Individual departments are still reporting meetings in wildly different formats, making meeting analysis unnecessarily time consuming and error prone.
Most departments published the August-September 2010 ministerial meeting data a CSV (comma-separated value) formatted file.
Although easy to machine read, a CSV file is only useful if all departments publish data with exactly the same structure. Ideally that would be with exactly the same headings in the top row. Also each name of an organisation in a meeting should be on a separate line, rather than a list of names in one cell.
The Department of Health, HM Treasury, and DFID published meeting data in PDF files.
DCMS was the only department to publish the data in a RTF file.
The Home Office published more than one table of data in the same CSV file, which makes machine processing much more difficult.
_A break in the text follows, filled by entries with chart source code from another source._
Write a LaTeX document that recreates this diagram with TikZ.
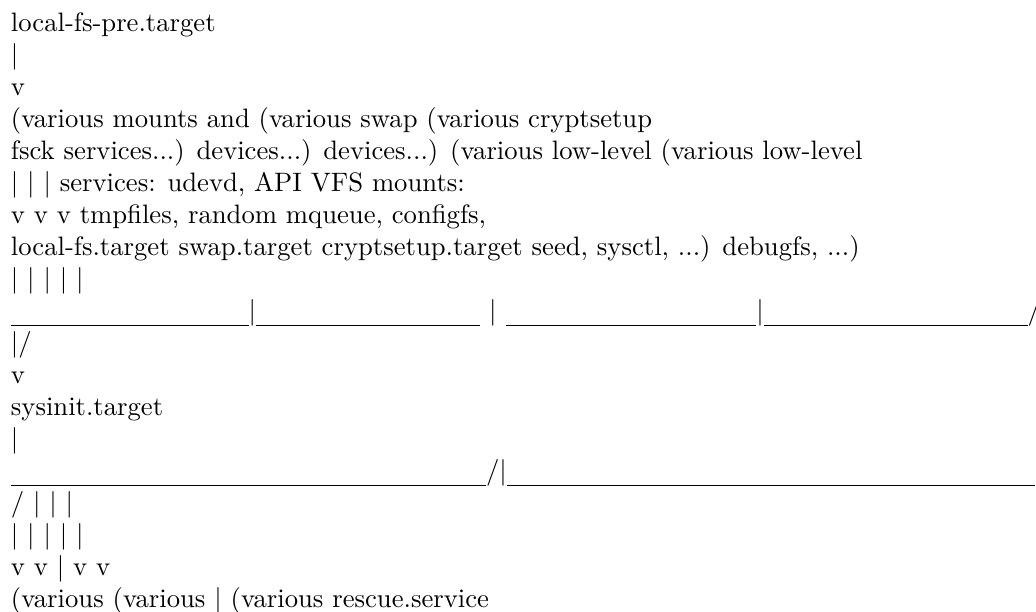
\documentclass[tikz,border=0pt]{standalone}
\usetikzlibrary{positioning}

% a run of underscores, one per 4.95pt
\newcommand{\hrun}[1]{\rule[-2.5pt]{\dimexpr 4.95pt*#1\relax}{0.45pt}}

\tikzset{
	ascii/.style={inner sep=0pt, outer sep=0pt, text height=8pt, text depth=4pt, anchor=north west},
	nextline/.style={below=0pt of #1.south west, ascii}
}

\begin{document}
\begin{tikzpicture}
	\useasboundingbox (0,0) rectangle (388.5pt,-229.5pt);
	\clip (0,0) rectangle (388.5pt,-229.5pt);

	\node[ascii] (lfspre) at (4.1pt,-3.8pt) {local-fs-pre.target};
	\node[nextline=lfspre] (bar1) {|};
	\node[nextline=bar1] (v1) {v};
	\node[nextline=v1] (mounts) {(various mounts and (various swap (various cryptsetup};
	\node[nextline=mounts] (fsck) {fsck services...) devices...) devices...) (various low-level (various low-level};
	\node[nextline=fsck] (udevd) {| | | services: udevd, API VFS mounts:};
	\node[nextline=udevd] (tmpfiles) {v v v tmpfiles, random mqueue, configfs,};
	\node[nextline=tmpfiles] (targets) {local-fs.target swap.target cryptsetup.target seed, sysctl, ...) debugfs, ...)};
	\node[nextline=targets] (bar2) {| | | | |};
	\node[nextline=bar2] (join) {\hrun{18}|\hrun{17} | \hrun{19}|\hrun{20}/};
	\node[nextline=join] (merge) {|/};
	\node[nextline=merge] (v2) {v};
	\node[nextline=v2] (sysinit) {sysinit.target};
	\node[nextline=sysinit] (bar3) {|};
	\node[nextline=bar3] (split) {\hrun{36}/|\hrun{40}};
	\node[nextline=split] (fork) {/ | | |};
	\node[nextline=fork] (bar4) {| | | | |};
	\node[nextline=bar4] (v3) {v v | v v};
	\node[nextline=v3] (timers) {(various (various | (various rescue.service};

\end{tikzpicture}
\end{document}
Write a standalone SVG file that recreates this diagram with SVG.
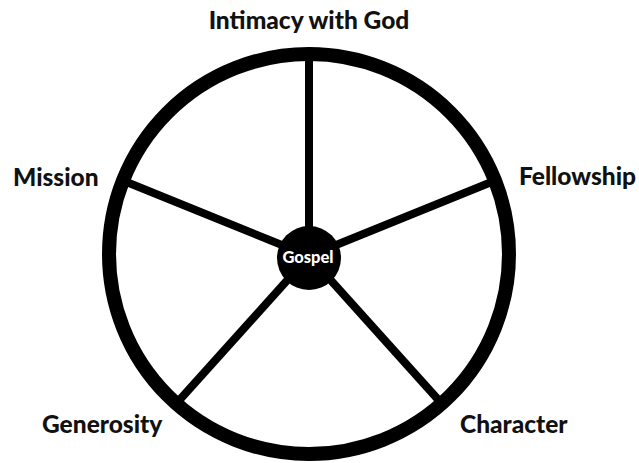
<svg xmlns="http://www.w3.org/2000/svg" width="639" height="463" viewBox="0 0 639 463">
<style>
.lbl{font-family:Lato,"Open Sans","Liberation Sans",sans-serif;font-weight:900;font-size:24.5px;fill:#111}
.spoke{stroke:#000;stroke-width:8;fill:none}
</style>
<rect width="639" height="463" fill="#fff"/>
<g id="connectors">
<line class="spoke" x1="309" y1="256" x2="309" y2="56"/>
<line class="spoke" x1="309" y1="256" x2="494" y2="181"/>
<line class="spoke" x1="309" y1="256" x2="124" y2="181"/>
<line class="spoke" x1="309" y1="256" x2="443" y2="405"/>
<line class="spoke" x1="309" y1="256" x2="175" y2="405"/>
</g>
<g id="wheel">
<circle cx="309" cy="254" r="200" fill="none" stroke="#000" stroke-width="14"/>
</g>
<g id="gospel">
<circle cx="309" cy="258" r="32" fill="#000"/>
<text x="308" y="263" text-anchor="middle" style="font-family:Lato,'Open Sans','Liberation Sans',sans-serif;font-weight:900;font-size:16.5px;fill:#fff">Gospel</text>
</g>
<g id="intimacy"><text class="lbl" x="309" y="29" text-anchor="middle">Intimacy with God</text></g>
<g id="fellowship"><text class="lbl" x="519" y="185">Fellowship</text></g>
<g id="mission"><text class="lbl" x="13" y="186">Mission</text></g>
<g id="generosity"><text class="lbl" x="42" y="433">Generosity</text></g>
<g id="character"><text class="lbl" x="460" y="433">Character</text></g>
</svg>
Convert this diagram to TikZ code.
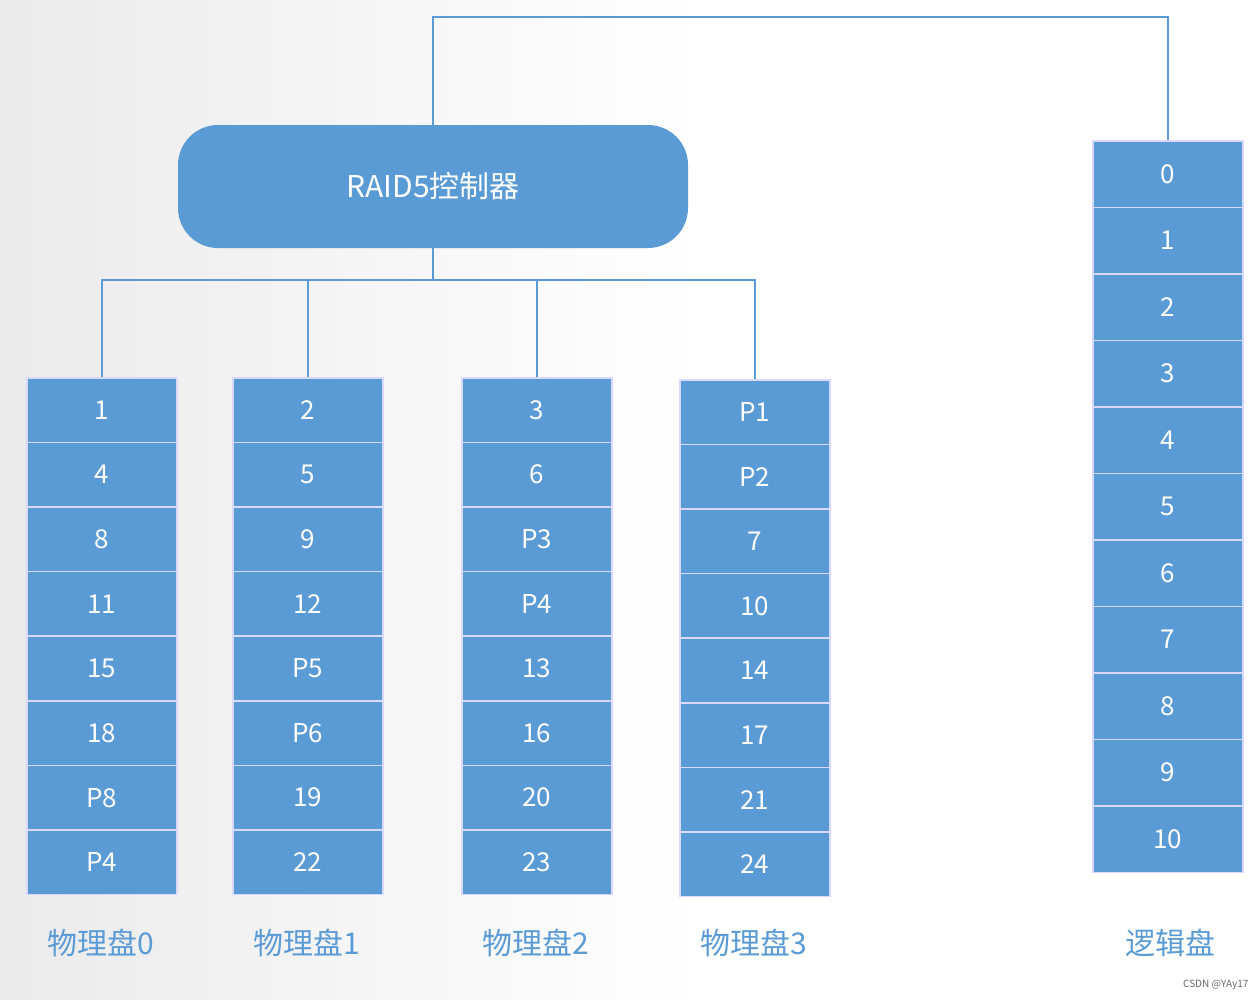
\documentclass[tikz,border=0pt]{standalone}
\usepackage{fontspec}
\setmainfont{Noto Sans CJK SC}
\begin{document}
\begin{tikzpicture}[x=1pt,y=-1pt,
  cell/.style={draw=white!85!blue,line width=1.5pt,fill=cellblue,minimum width=150pt,minimum height=64.6pt,inner sep=0pt,text=white,font=\fontsize{26}{26}\selectfont,anchor=north west},
  lcell/.style={cell,minimum height=66.5pt},
  lab/.style={text=cellblue,font=\fontsize{30}{30}\selectfont},
  wire/.style={draw=cellblue,line width=2pt}]
\definecolor{cellblue}{RGB}{91,155,213}
\useasboundingbox (0,0) rectangle (1258,999);
\shade[left color=black!8,right color=white] (0,0) rectangle (700,999);
\node[fill=cellblue,rounded corners=40pt,minimum width=510pt,minimum height=123pt,text=white,font=\fontsize{30}{30}\selectfont] (ctrl) at (433,186.5) {RAID5控制器};
\foreach \d/\x/\y/\vals in {0/26/377/{1,4,8,11,15,18,P8,P4},1/232/377/{2,5,9,12,P5,P6,19,22},2/461/377/{3,6,P3,P4,13,16,20,23},3/679/379/{P1,P2,7,10,14,17,21,24}}{
  \foreach \v [count=\i from 0] in \vals {
    \node[cell] (d\d-\i) at (\x,\y+\i*64.6) {\v};
  }
  \node[lab] (l\d) at (\x+75,943) {物理盘\d};
}
\foreach \v [count=\i from 0] in {0,1,2,3,4,5,6,7,8,9,10}{
  \node[lcell] (g\i) at (1092,140+\i*66.5) {\v};
}
\node[lab] (lg) at (1170,943) {逻辑盘};
\coordinate (top) at (433,17);
\coordinate (mid) at (433,280);
\draw[wire] (ctrl.north) -- (top) -| (g0.north);
\draw[wire] (ctrl.south) -- (mid);
\foreach \d in {0,1,2,3}{ \draw[wire] (mid) -| (d\d-0.north); }
\node[text=black!60,font=\fontsize{10}{10}\selectfont,anchor=south east] (wm) at (1252,993) {CSDN @YAy17};
\end{tikzpicture}
\end{document}
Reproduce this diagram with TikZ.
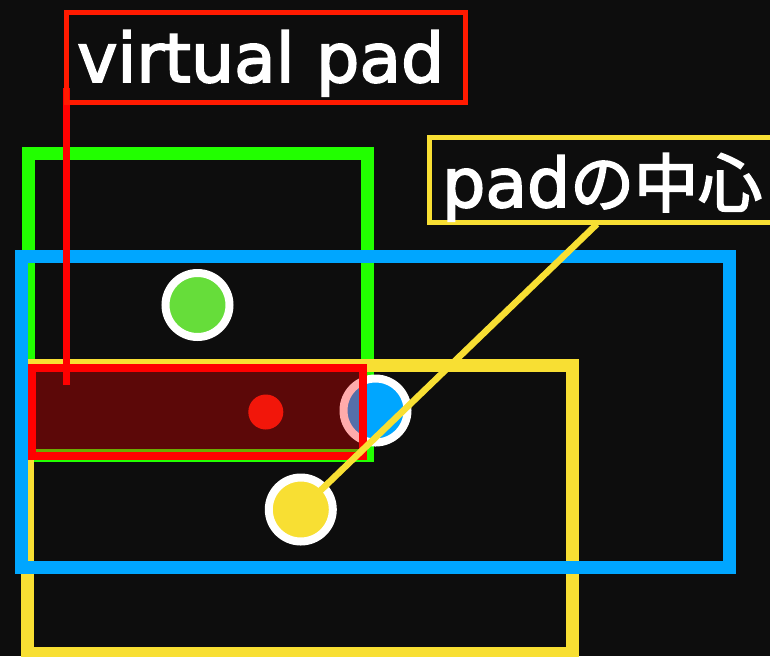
\documentclass[tikz,border=0pt]{standalone}
\usepackage{fontspec}
\setmainfont{DejaVu Sans}
\newfontfamily\jpfont{Noto Sans CJK JP}
% heavier label text: fill and stroke the glyph outlines in white
\newcommand{\heavytext}[1]{\special{pdf:literal direct 2 Tr 1.8 w 1 1 1 RG}#1\special{pdf:literal direct 0 Tr}}

\definecolor{bgc}{HTML}{0D0D0D}
\definecolor{grn}{HTML}{22FF00}
\definecolor{blu}{HTML}{00A6FF}
\definecolor{ylw}{HTML}{F8DF33}
\definecolor{padred}{HTML}{FF0000}
\definecolor{lblred}{HTML}{FF1A00}
\definecolor{grndot}{HTML}{66DD3A}
\definecolor{centerdot}{HTML}{EC2210}

\begin{document}
\begin{tikzpicture}[x=1pt,y=-1pt,
  frame/.style={line width=13pt},
  dot/.style={circle, draw=white, line width=8pt, minimum size=64pt, inner sep=0pt},
  lbl/.style={text=white, inner sep=0pt, font=\fontsize{68pt}{72pt}\selectfont},
  lblbox/.style={line width=5pt},
]
\useasboundingbox (0,0) rectangle (770,656);
\fill[bgc] (0,0) rectangle (770,656);
\clip (0,0) rectangle (770,656);

% area frames
\draw[frame, grn] (28,153.3) rectangle (367,455);
\draw[frame, ylw] (27.7,365) rectangle (572.7,653.5);
\draw[frame, blu] (21.7,256.7) rectangle (729,567.2);

% touch points
\node[dot, fill=grndot] (gdot) at (197.5,305) {};
\node[dot, fill=ylw] (ydot) at (300.8,509.5) {};
\node[dot, fill=blu] (bdot) at (375.5,410.5) {};
\node[circle, fill=centerdot, minimum size=35pt, inner sep=0pt] (cdot) at (265.8,412) {};

% virtual pad area
\draw[padred, line width=8pt, fill=padred, fill opacity=0.33] (32,367.5) rectangle (362.5,456);

% label: pad centre
\coordinate (ytip) at (597,224);
\draw[ylw, line width=6.5pt] (ydot.center) -- (ytip);
\draw[lblbox, ylw] (429,137) rectangle (800,222.5);
\node[lbl, anchor=base west] (ctext) at (442,207)
  {\heavytext{pad{\jpfont\fontsize{64pt}{72pt}\selectfont の中心}}};

% label: virtual pad
\coordinate (vtop) at (66.5,88);
\coordinate (vbot) at (66.5,385);
\draw[padred, line width=7pt] (vtop) -- (vbot);
\draw[lblbox, lblred] (66.5,12.5) rectangle (465.5,102.5);
\node[lbl, anchor=base west] (vtext) at (77,82) {\heavytext{virtual pad}};
\end{tikzpicture}
\end{document}
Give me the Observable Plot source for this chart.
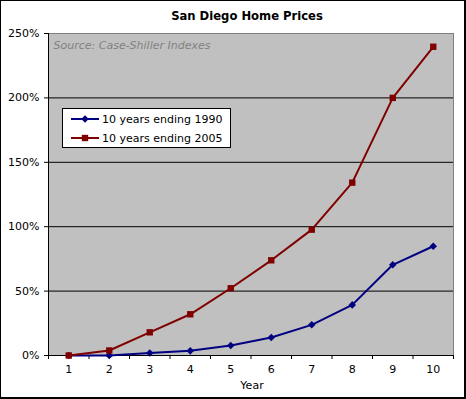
<!DOCTYPE html>
<html><head><meta charset="utf-8">
<script src="https://cdn.jsdelivr.net/npm/d3@7"></script>
<script src="https://cdn.jsdelivr.net/npm/@observablehq/plot@0.6"></script>
<style>
body{margin:0;background:#fff;}
#wrap{position:relative;width:466px;height:399px;overflow:hidden;font-family:"DejaVu Sans",Verdana,sans-serif;}
#wrap svg{position:absolute;left:0;top:0;}
#border{position:absolute;left:0;top:0;width:466px;height:399px;box-sizing:border-box;border:1px solid #000;border-right-width:2px;border-bottom-width:2px;pointer-events:none;}
#legend{position:absolute;left:62px;top:108px;width:169px;height:40px;box-sizing:border-box;border:1px solid #000;background:#fff;font-size:11px;color:#000;}
#legend .row{position:absolute;left:8px;height:14px;display:flex;align-items:center;white-space:nowrap;}
#legend svg{position:static;margin-right:2px;}
</style></head><body><div id="wrap"></div>
<script>
const years = [1,2,3,4,5,6,7,8,9,10];
const series1990 = [0,0,2,3.6,7.8,14,23.8,39.3,70.4,84.8];
const series2005 = [0,3.9,18,32,52.2,73.9,97.7,134.2,200,239.7];
const seriesNames = ["10 years ending 1990","10 years ending 2005"];
const seriesColors = ["#000080","#800000"];
const seriesSymbols = ["diamond2","square"];
const yTicks = [0,50,100,150,200,250];
const title = "San Diego Home Prices";
const sourceNote = "Source: Case-Shiller Indexes";
const xLabel = "Year";

const rows = [];
years.forEach((yr,i)=>{
  rows.push({year:yr, value:series1990[i], series:seriesNames[0]});
  rows.push({year:yr, value:series2005[i], series:seriesNames[1]});
});
const boundaries = d3.range(years.length+1).map(i=>years[0]-0.5+i);
const xDomain = [boundaries[0], boundaries[boundaries.length-1]];

const chart = Plot.plot({
  width:466, height:399,
  marginLeft:48, marginRight:13, marginTop:33, marginBottom:44,
  style:{fontFamily:'"DejaVu Sans", Verdana, sans-serif', fontSize:"11px", color:"#000", background:"transparent", overflow:"visible"},
  x:{domain:xDomain},
  y:{domain:[yTicks[0], yTicks[yTicks.length-1]]},
  color:{domain:seriesNames, range:seriesColors},
  marks:[
    Plot.frame({fill:"#c0c0c0", stroke:null}),
    Plot.ruleY(yTicks.slice(1,-1), {stroke:"#000", strokeWidth:1}),
    Plot.ruleY([yTicks[yTicks.length-1]], {stroke:"#808080"}),
    Plot.ruleX([xDomain[1]], {stroke:"#808080"}),
    Plot.ruleX([xDomain[0]], {stroke:"#000"}),
    Plot.ruleY([yTicks[0]], {stroke:"#000"}),
    Plot.axisY({ticks:yTicks, tickFormat:d=>d+"%", tickSize:4, tickPadding:5, label:null}),
    Plot.axisX({ticks:boundaries, tickFormat:()=>"", tickSize:4, label:null}),
    Plot.axisX({ticks:years, tickFormat:d=>String(d), tickSize:0, tickPadding:10, label:null}),
    Plot.line(rows, {x:"year", y:"value", z:"series", stroke:"series", strokeWidth:2}),
    Plot.dot(rows.filter(d=>d.series===seriesNames[0]), {x:"year", y:"value", symbol:()=>seriesSymbols[0], fill:"series", stroke:null, r:3.4}),
    Plot.dot(rows.filter(d=>d.series===seriesNames[1]), {x:"year", y:"value", symbol:()=>seriesSymbols[1], fill:"series", stroke:null, r:3.6}),
    Plot.text([title], {frameAnchor:"top", lineAnchor:"middle", dx:-4, dy:-17, fontWeight:"bold", fontSize:11.6, fill:"#000"}),
    Plot.text([sourceNote], {frameAnchor:"top-left", textAnchor:"start", lineAnchor:"middle", dx:5, dy:11.5, fontStyle:"italic", fill:"#808080"}),
    Plot.text([xLabel], {frameAnchor:"bottom", lineAnchor:"middle", dx:1, dy:29.5, fill:"#000"})
  ]
});
const wrap = document.getElementById("wrap");
wrap.appendChild(chart);

// legend
const legend = document.createElement("div");
legend.id = "legend";
seriesNames.forEach((name,i)=>{
  const row = document.createElement("div");
  row.className = "row";
  row.style.top = (i===0 ? 3 : 22) + "px";
  const sw = d3.create("svg").attr("width",29).attr("height",14);
  sw.append("line").attr("x1",0).attr("x2",28).attr("y1",7).attr("y2",7).attr("stroke",seriesColors[i]).attr("stroke-width",2);
  const sym = i===0 ? d3.symbolDiamond2 : d3.symbolSquare;
  sw.append("path").attr("d", d3.symbol(sym, i===0 ? Math.PI*11.5 : Math.PI*13)()).attr("transform","translate(14,7)").attr("fill",seriesColors[i]);
  row.appendChild(sw.node());
  const t = document.createElement("span");
  t.textContent = name;
  row.appendChild(t);
  legend.appendChild(row);
});
wrap.appendChild(legend);
const border = document.createElement("div");
border.id = "border";
wrap.appendChild(border);
</script>
</body></html>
DECC publish meetings in a separate file per minister, which is unnecessarily different from the other departments.
The Cabinet Office should be running a light-weight online automated data validation service to ensure the consistency of the CSV data released across departments.
Departments, before they publish, should be required to validate their CSV by submitting it to the online validation service and correcting any errors reported.
Data inconsistency is interfering with delivery of the Government’s transparency policy.
If government expects outside organisations to be building services on top of government released data then it needs to address the current data inconsistency problem in the next few months.